Brummies are good sports as the Commonwealth Games begin

Jewish community members and organisations are volunteering and offering hospitality. Some have taken part in the Queen's Baton relay


Birmingham Central Synagogue member Alan Stanton flew the flag for St Lucia at the Commonwealth Games this week— well at least at the dress rehearsal for Thursday’s opening ceremony.

One of the army of volunteers who will help to ensure the Games’ smooth operation, Mr Stanton said that his role as a “stand-in athlete” had prompted “a certain amount of mirth among those who know me.

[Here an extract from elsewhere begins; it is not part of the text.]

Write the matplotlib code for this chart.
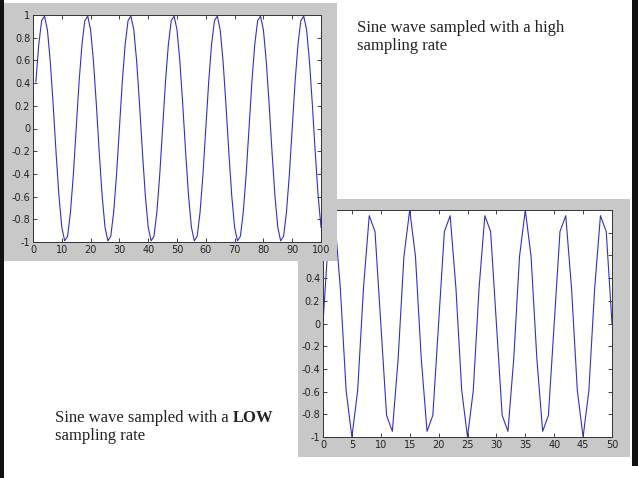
import matplotlib
matplotlib.use("Agg")
import matplotlib.pyplot as plt
from matplotlib.patches import Rectangle

# ---------------- data ----------------
# high sampling rate (sampled at integer x = 1..100)
x_high = list(range(1, 101))
y_high = [
    0.41, 0.74, 0.95, 0.99, 0.87, 0.59, 0.21, -0.21, -0.59, -0.87, -0.99, -0.95, -0.74, -0.41, 0.00,
    0.41, 0.74, 0.95, 0.99, 0.87, 0.59, 0.21, -0.21, -0.59, -0.87, -0.99, -0.95, -0.74, -0.41, 0.00,
    0.41, 0.74, 0.95, 0.99, 0.87, 0.59, 0.21, -0.21, -0.59, -0.87, -0.99, -0.95, -0.74, -0.41, 0.00,
    0.41, 0.74, 0.95, 0.99, 0.87, 0.59, 0.21, -0.21, -0.59, -0.87, -0.99, -0.95, -0.74, -0.41, 0.00,
    0.41, 0.74, 0.95, 0.99, 0.87, 0.59, 0.21, -0.21, -0.59, -0.87, -0.99, -0.95, -0.74, -0.41, 0.00,
    0.41, 0.74, 0.95, 0.99, 0.87, 0.59, 0.21, -0.21, -0.59, -0.87, -0.99, -0.95, -0.74, -0.41, 0.00,
    0.41, 0.74, 0.95, 0.99, 0.87, 0.59, 0.21, -0.21, -0.59, -0.87,
]

# low sampling rate (sampled at integer n = 0..50)
x_low = list(range(0, 51))
y_low = [
    0.00, 0.81, 0.95, 0.31, -0.59, -1.00, -0.59, 0.31, 0.95, 0.81,
    0.00, -0.81, -0.95, -0.31, 0.59, 1.00, 0.59, -0.31, -0.95, -0.81,
    0.00, 0.81, 0.95, 0.31, -0.59, -1.00, -0.59, 0.31, 0.95, 0.81,
    0.00, -0.81, -0.95, -0.31, 0.59, 1.00, 0.59, -0.31, -0.95, -0.81,
    0.00, 0.81, 0.95, 0.31, -0.59, -1.00, -0.59, 0.31, 0.95, 0.81,
    0.00,
]

y_ticks = [-1, -0.8, -0.6, -0.4, -0.2, 0, 0.2, 0.4, 0.6, 0.8, 1]
y_ticklabels = ["-1", "-0.8", "-0.6", "-0.4", "-0.2", "0", "0.2", "0.4", "0.6", "0.8", "1"]
# on the low-rate plot the top three labels are hidden behind the upper panel
y_ticklabels_low = ["-1", "-0.8", "-0.6", "-0.4", "-0.2", "0", "0.2", "0.4", "", "", ""]
x_ticks_high = [0, 10, 20, 30, 40, 50, 60, 70, 80, 90, 100]
x_ticks_low = [0, 5, 10, 15, 20, 25, 30, 35, 40, 45, 50]

text_high = "Sine wave sampled with a high\nsampling rate"
text_low_1 = "Sine wave sampled with a "
text_low_bold = "LOW"
text_low_2 = "sampling rate"

# ---------------- figure ----------------
W, H = 638, 478
fig = plt.figure(figsize=(W / 100, H / 100), dpi=100)
fig.patch.set_facecolor("white")


def fx(px):
    return px / W


def fy(py):
    return 1 - py / H


def rect_px(x0, y0, x1, y1):
    return (fx(x0), fy(y1), fx(x1) - fx(x0), fy(y0) - fy(y1))


GRAY = "#c8c8c8"
LINE = "#3030d0"

# dark side strips
for (x0, y0, x1, y1) in [(0, 0, 3.5, 478), (632, 0, 638, 466)]:
    l, b, w, h = rect_px(x0, y0, x1, y1)
    fig.patches.append(Rectangle((l, b), w, h, transform=fig.transFigure,
                                 facecolor="#111111", edgecolor="none", zorder=0.05))


def style_axes(ax, xticks, xlim, ylabels):
    ax.set_xlim(*xlim)
    ax.set_ylim(-1, 1)
    ax.set_xticks(xticks)
    ax.set_xticklabels([str(t) for t in xticks])
    ax.set_yticks(y_ticks)
    ax.set_yticklabels(ylabels)
    ax.tick_params(direction="in", length=3, width=0.6, top=True, right=True,
                   labelsize=7, pad=2, colors="#222222")
    for s in ax.spines.values():
        s.set_linewidth(0.7)
        s.set_color("#333333")
    ax.set_facecolor("white")


# panel 2 (low sampling rate) - underneath
l, b, w, h = rect_px(298, 199, 630, 457)
fig.patches.append(Rectangle((l, b), w, h, transform=fig.transFigure,
                             facecolor=GRAY, edgecolor="none", zorder=0.1))
ax2 = fig.add_axes(rect_px(323, 210, 612, 437))
ax2.set_zorder(0.2)
ax2.plot(x_low, y_low, color=LINE, linewidth=0.8)
style_axes(ax2, x_ticks_low, (0, 50), y_ticklabels_low)

# panel 1 (high sampling rate) - on top
l, b, w, h = rect_px(4, 3, 337, 261)
fig.patches.append(Rectangle((l, b), w, h, transform=fig.transFigure,
                             facecolor=GRAY, edgecolor="none", zorder=0.3))
ax1 = fig.add_axes(rect_px(33, 15, 321, 242))
ax1.set_zorder(0.4)
ax1.plot(x_high, y_high, color=LINE, linewidth=0.8)
style_axes(ax1, x_ticks_high, (0, 100), y_ticklabels)

# ---------------- texts ----------------
serif = ["Liberation Serif", "DejaVu Serif"]
fs = 12
fig.text(fx(357), fy(20), text_high, ha="left", va="top", fontsize=fs,
         family=serif, color="#222222", linespacing=1.15, zorder=5)

t1 = fig.text(fx(55), fy(410), text_low_1, ha="left", va="top", fontsize=fs,
              family=serif, color="#222222", zorder=5)
fig.canvas.draw()
bb = t1.get_window_extent()
fig.text(bb.x1 / W, fy(410), text_low_bold, ha="left", va="top", fontsize=fs,
         family=serif, weight="bold", color="#222222", zorder=5)
fig.text(fx(55), fy(428), text_low_2, ha="left", va="top", fontsize=fs,
         family=serif, color="#222222", zorder=5)

fig.savefig("out.png", dpi=100, facecolor="white")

“The rain was pouring; the wind was howling. I couldn’t wait to return to sunny St Lucia,” he joked.

Mr Stanton will be volunteering at the netball tournament venue, checking tickets and assisting disabled visitors, and was keen to highlight the involvement of Jewish volunteers. “I’ll make a point of wearing a kipah.”

Rabbi Yossi Jacobs, minister of the city’s largest shul, Birmingham Hebrew Congregation, is representing the Jewish community on the Games’ Faith and Communities committee, which is replacing the chaplaincy provision. He is ready to help with kosher food requests and other religious inquiries from athletes, officials and spectators.

Speaking before attending the opening ceremony, Rabbi Jacobs reported that with the pandemic having diminished demand from overseas, he expected most Jewish visitors to be day trippers from other UK centres. “But we are offering hospitality for Shabbat and putting people in touch with the local deli.”

Arnie Kaplan is among local Jews who have been part of the Queen’s Baton relay to the opening ceremony.

Participants were chosen in recognition of contributions to the community and Mr Kaplan, chair of the We Are All Making A Difference charity, took the baton in Shirley, Solihull, on Tuesday afternoon, cheered on by family, friends and locals.

“It was absolutely amazing,” he told the JC. “It was in a residential area but people were lining the streets.

“Someone said it was a bit like carrying a Sefer Torah.”

As well as the recognition for his charity, he was “proud to be representing the Birmingham Jewish community”. With tickets still available, Mr Kaplan hoped to attend sessions of athletics, rugby and table tennis at the Games.